MHP’nin Cumhurbaşkanı adayı çıkarmama kararını değerlendiren Tümen, sözlerine şöyle devam etti;

“Her siyasi parti genel başkan düzeyinde olmasa dahi cumhurbaşkanı adayı gösterme arzumuz olduğunu ifade etmiştik. Çünkü siyaset iddia işidir. Biz bir iddia ortaya koyduk ki parti olarak. Diğer siyasi partilerin de bir iddiası vardır. Buda ülkeyi yönetme ve iktidar olma iddiasıdır. Biz bu iddia ile yola çıktık. Biz ilk günden itibaren bunu söylüyoruz. Genel Başkanımız Meral Akşener bu yarışın içerisinde olacaktır. Bizim cumhurbaşkanımız olacak ve kazanacaktır. Biz bunun iddiası içerisindeyiz. Bunun için yola çıktık. Bu nedenle teşkilatlarımızı kuruyoruz. Biz her siyasi partinin cumhurbaşkanı adayı çıkarmasını arzu ederiz ama sonuçta o diğer siyasi partilerin kendi iç politikalarıdır. Bunun değerlendirmesini aday çıkartmayacak olan siyasi partinin taraftarları ve seçmeni değerlendirecektir. Siyaset iddia iştir. Eğer iddianızı kaybedersiniz siyasi parti olma şartlarını yeterince yerine getirmiyorsunuz demektir. Çünkü siyaset bir yarışmadır.”

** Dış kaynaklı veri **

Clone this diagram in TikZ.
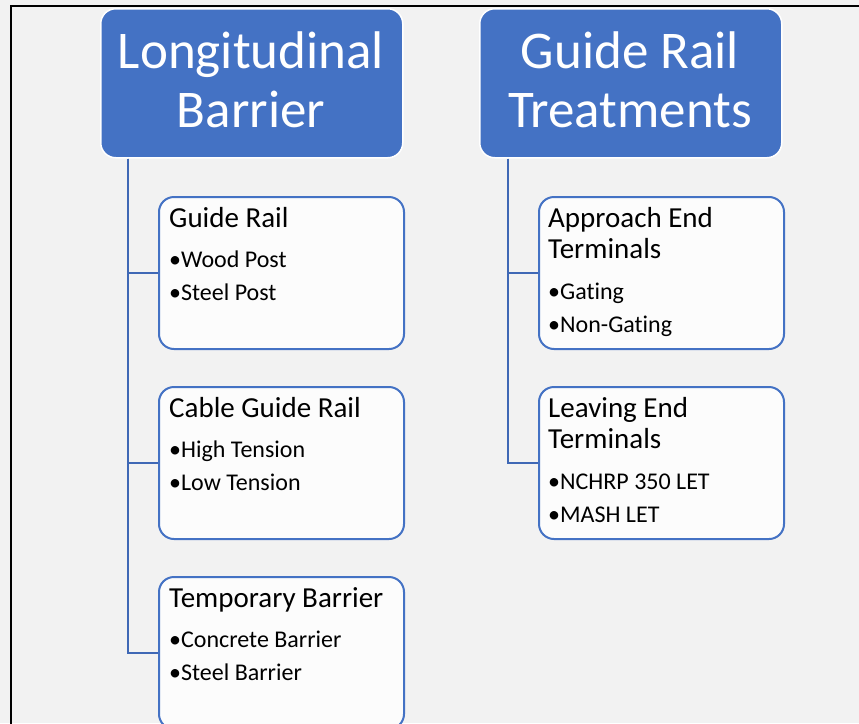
\documentclass[tikz,border=0pt]{standalone}
\usepackage{fontspec}
\setmainfont{Carlito}[Ligatures=NoCommon]
\usetikzlibrary{calc}
\definecolor{hdr}{HTML}{4472C4}
\definecolor{lnk}{HTML}{3F68B5}
\definecolor{bg}{HTML}{F2F2F2}
\definecolor{boxfill}{HTML}{FCFCFC}
\begin{document}
\begin{tikzpicture}[x=1pt,y=-1pt,
  hbox/.style={draw=white, line width=1.5pt, fill=hdr, rounded corners=15pt, minimum width=302pt, minimum height=149pt, anchor=north west, inner sep=0pt},
  cbox/.style={draw=hdr, line width=2pt, fill=boxfill, rounded corners=15pt, minimum width=245pt, minimum height=152pt, anchor=north west, inner sep=0pt},
  htext/.style={text=white, font=\fontsize{53}{59}\selectfont, anchor=base, inner sep=0pt},
  ttext/.style={font=\fontsize{29}{31}\selectfont, align=left, anchor=base west, inner sep=0pt},
  btext/.style={font=\fontsize{24}{32.5}\selectfont, align=left, anchor=base west, inner sep=0pt},
  link/.style={draw=lnk, line width=2pt}]
\fill[bg] (0,0) rectangle (859,723);
\useasboundingbox (0,0) rectangle (859,723);
\draw[line width=2pt] (11,730) -- (11,6) -- (870,6);
% headers
\node[hbox] (h1) at (100,8) {};
\node[hbox] (h2) at (479,8) {};
\node[htext] (h1a) at (251,68) {Longitudinal};
\node[htext] (h1b) at (251,127) {Barrier};
\node[htext] (h2a) at (630,68) {Guide Rail};
\node[htext] (h2b) at (630,127) {Treatments};
% child boxes
\node[cbox] (c1) at (158,196) {};
\node[cbox] (c2) at (158,386) {};
\node[cbox] (c3) at (158,576) {};
\node[cbox] (d1) at (538,196) {};
\node[cbox] (d2) at (538,386) {};
% connectors
\draw[link] ($(h1.south west)+(28,0)$) |- (c1.west);
\draw[link] ($(h1.south west)+(28,0)$) |- (c2.west);
\draw[link] ($(h1.south west)+(28,0)$) |- (c3.west);
\draw[link] ($(h2.south west)+(29,0)$) |- (d1.west);
\draw[link] ($(h2.south west)+(29,0)$) |- (d2.west);
% texts (multi-line nodes: base = last line)
\node[ttext] (t1) at (169,227) {Guide Rail};
\node[btext] (b1) at (169,300) {•Wood Post\\•Steel Post};
\node[ttext] (t2) at (169,417) {Cable Guide Rail};
\node[btext] (b2) at (169,490) {•High Tension\\•Low Tension};
\node[ttext] (t3) at (169,607) {Temporary Barrier};
\node[btext] (b3) at (169,680) {•Concrete Barrier\\•Steel Barrier};
\node[ttext] (u1) at (548,258) {Approach End\\Terminals};
\node[btext] (v1) at (548,332) {•Gating\\•Non-Gating};
\node[ttext] (u2) at (548,448) {Leaving End\\Terminals};
\node[btext] (v2) at (548,522) {•NCHRP 350 LET\\•MASH LET};
\end{tikzpicture}
\end{document}
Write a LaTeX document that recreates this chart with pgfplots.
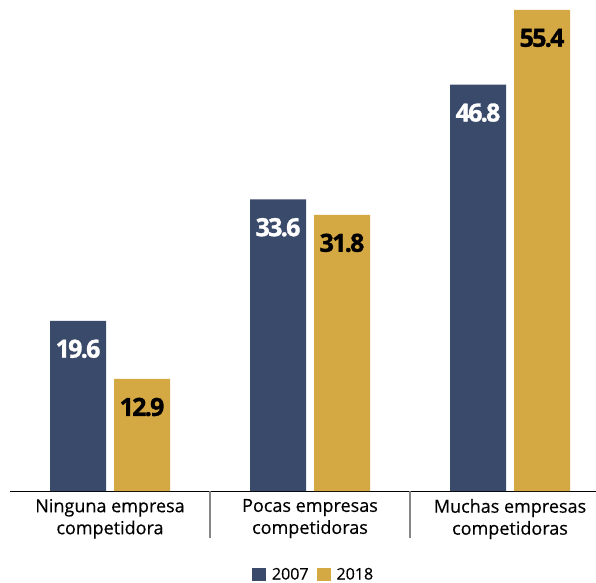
\documentclass[border=0pt]{standalone}
\usepackage{fontspec}
\setmainfont{Open Sans}
\newfontfamily\barfont{Open Sans}[LetterSpace=-7, BoldFeatures={FakeBold=1.2}]
\newfontfamily\labfont{Open Sans}[FakeBold=0.4]
\usepackage{pgfplots}
\pgfplotsset{compat=1.18}
\definecolor{navy}{RGB}{58,74,106}
\definecolor{gold}{RGB}{212,168,67}
\begin{document}
\begin{tikzpicture}
\begin{axis}[
  width=586bp, height=491bp, scale only axis,
  xmin=-0.5, xmax=2.43, ymin=0, ymax=56.55,
  axis x line=bottom, axis y line=none,
  axis line style={-, black, line width=0.9pt},
  xtick={0,1,2},
  xticklabels={{Ninguna empresa\\competidora},{Pocas empresas\\competidoras},{Muchas empresas\\competidoras}},
  xticklabel style={align=center, font=\labfont\fontsize{18bp}{22bp}\selectfont, yshift=-4.5bp},
  major tick length=0pt,
  extra x ticks={0.5,1.5},
  extra x tick labels={},
  extra x tick style={major tick length=47bp, tick align=outside, tick style={draw=gray!95, line width=1.3pt}},
  ytick=\empty,
  legend columns=2,
  legend style={at={(0.518,-0.1874)}, anchor=south, draw=none, inner sep=0pt, outer sep=0pt,
    font=\labfont\fontsize{16bp}{18bp}\selectfont, column sep=4bp,
    /tikz/every even column/.append style={column sep=6bp}},
  legend image code/.code={\fill[#1] (0bp,-6.5bp) rectangle (14bp,6.5bp);},
]
\addplot[ybar, bar width=0.28, bar shift=0pt, fill=navy, draw=none,
  nodes near coords={\pgfmathprintnumber[fixed, precision=1, fixed zerofill, assume math mode=true]{\pgfplotspointmeta}},
  nodes near coords style={white, anchor=center, yshift=-28bp, font=\barfont\bfseries\fontsize{25bp}{28bp}\selectfont}]
  coordinates {(-0.16,19.6) (0.84,33.6) (1.84,46.8)};
\addlegendentry{2007}
\addplot[ybar, bar width=0.28, bar shift=0pt, fill=gold, draw=none,
  nodes near coords={\pgfmathprintnumber[fixed, precision=1, fixed zerofill, assume math mode=true]{\pgfplotspointmeta}},
  nodes near coords style={black, anchor=center, yshift=-28bp, font=\barfont\bfseries\fontsize{25bp}{28bp}\selectfont}]
  coordinates {(0.16,12.9) (1.16,31.8) (2.16,55.4)};
\addlegendentry{2018}
\end{axis}
\pgfresetboundingbox
\path ([shift={(-10bp,-92bp)}]current axis.south west) rectangle (current axis.north east);
\end{tikzpicture}
\end{document}
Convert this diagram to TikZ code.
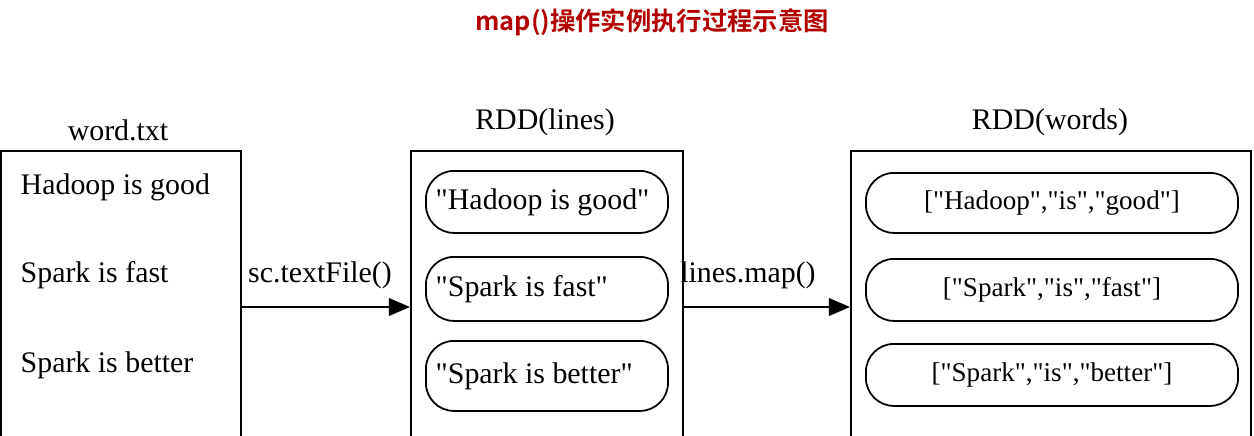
\documentclass[tikz,border=0pt]{standalone}
\usepackage{fontspec}
\setmainfont{Liberation Serif}[Ligatures=TeXReset]
\newfontfamily\cjk{Noto Sans CJK SC Bold}
\usetikzlibrary{arrows.meta}
\begin{document}
\begin{tikzpicture}[x=0.01cm,y=-0.01cm,
  outer/.style={draw,line width=0.5pt,minimum width=#1,minimum height=3.0cm,anchor=north west,inner sep=0},
  inner/.style={draw,line width=0.5pt,rounded corners=8pt,anchor=north west,inner sep=0,minimum height=0.62cm},
  txt/.style={font=\fontsize{8.5pt}{10pt}\selectfont,inner sep=0},
  wtxt/.style={font=\fontsize{7.7pt}{9pt}\selectfont,inner sep=0},
  arr/.style={-{Triangle[length=6pt,width=5pt]},line width=0.5pt}]
\useasboundingbox (0,0) rectangle (1254,435);
\clip (0,0) rectangle (1254,435);
\node[font=\cjk\fontsize{7.2pt}{9pt}\selectfont,text=red!70!black] (title) at (652,22) {map()操作实例执行过程示意图};
% boxes
\node[outer=2.40cm] (b1) at (0,150) {};
\node[outer=2.72cm] (b2) at (410,150) {};
\node[outer=4.00cm] (b3) at (850,150) {};
\node[txt] (l1) at (118,130) {word.txt};
\node[txt] (l2) at (545,122) {RDD(lines)};
\node[txt] (l3) at (1050,122) {RDD(words)};
\node[txt,anchor=west] (t1) at (20,187) {Hadoop is good};
\node[txt,anchor=west] (t2) at (20,275) {Spark is fast};
\node[txt,anchor=west] (t3) at (20,365) {Spark is better};
% RDD lines
\node[inner,minimum width=2.42cm] (r1) at (425,170) {};
\node[inner,minimum width=2.42cm,minimum height=0.64cm] (r2) at (425,256) {};
\node[inner,minimum width=2.42cm,minimum height=0.70cm] (r3) at (425,340) {};
\node[txt,anchor=west] at ([xshift=0.1cm]r1.west) {"Hadoop is good"};
\node[txt,anchor=west] at ([xshift=0.1cm]r2.west) {"Spark is fast"};
\node[txt,anchor=west] at ([xshift=0.1cm]r3.west) {"Spark is better"};
% RDD words
\node[inner,minimum width=3.72cm,minimum height=0.60cm] (w1) at (865,172) {};
\node[inner,minimum width=3.72cm] (w2) at (865,258) {};
\node[inner,minimum width=3.72cm] (w3) at (865,343) {};
\node[wtxt] at (w1) {["Hadoop","is","good"]};
\node[wtxt] at (w2) {["Spark","is","fast"]};
\node[wtxt] at (w3) {["Spark","is","better"]};
% arrows
\coordinate (a1s) at (240,307); \coordinate (a1e) at (410,307);
\coordinate (a2s) at (682,307); \coordinate (a2e) at (850,307);
\draw[arr] (a1s) -- (a1e);
\draw[arr] (a2s) -- (a2e);
\node[txt] (f1) at (320,275) {sc.textFile()};
\node[txt] (f2) at (748,275) {lines.map()};
\end{tikzpicture}
\end{document}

Cumhurbaşkanlığı seçimlerini değerlendiren Tümen sözlerine şöyle devam etti; “ cumhurbaşkanlığı seçiminde sonuçta bir yürütme vardır. Her ne kadar anayasa değişikliğinde yürütmenin de şekli değişse de, parlamentodan çıkan hükümet yapılanması son anayasa değişikliği ile Cumhurbaşkanlığının hükümet yapılanması şeklinde ortaya çıkmıştır. Sonuçta bu da bir yürütmedir. İsimlendirilmesi farklı olmuştur. Bu nedenle belki 35 ve 40’lar ile hükümet olma şansı varken yeni sistemde 50.1 ile iktidar olma şansımız vardır. Her ne kadar yeni sistemde koalisyon yok denilse de bu sistem koalisyonların kapısını açmaktadır. Bundan sonraki süreç koalisyonlar kapısının açılması demektir. Buyur etmeler sonuçta bir koalisyon ortaya çıkaracaktır.”

 

OHAL SONA ERDİRİLMELİ

Bu halin tekrar uzatılabileceği yönündeki sorulara yanıt veren tümen şunları söyledi;

“Yaklaşık 1 buçuk yılı aşkın süre o hal ile idare ediliyoruz. Bunun sebebi de, 15 Temmuzdan sonra ortaya çıkmış bir uygulama sonucudur. Bizim burada aslında dikkat çekmemiz gereken asıl şey yaşadığımız durum değil yola nasıl çıktığımızın bir değerlendirmesini yapmamız lazımdır. Bugünkü hükümet ileri demokrasi uygulayacağım diye söz vermiştim. OHAL’e devam edecekse demek ki onların ileri demokrasi anlayışı buymuş diye değerlendireceğiz. Bir ülkeyi OHAL yasası ve durumuyla yönetmek onların artık işine gelmeye başlamıştır. Çünkü parlamento artık devre dışı olmaya başlamıştır. Artık Türkiye’de bir takım toplantılar yapmak gösteriler yapmak yasak olmuştur.Yani demokrasimiz bu süreçte çok yer almaya başlamıştır. Türkiye açısından bu sürdürülebilir bir durum değildir. Derhal bu sistemden vazgeçip tekrar demokrasiyi normal şartlarına kavuşturmamız gerekiyor.”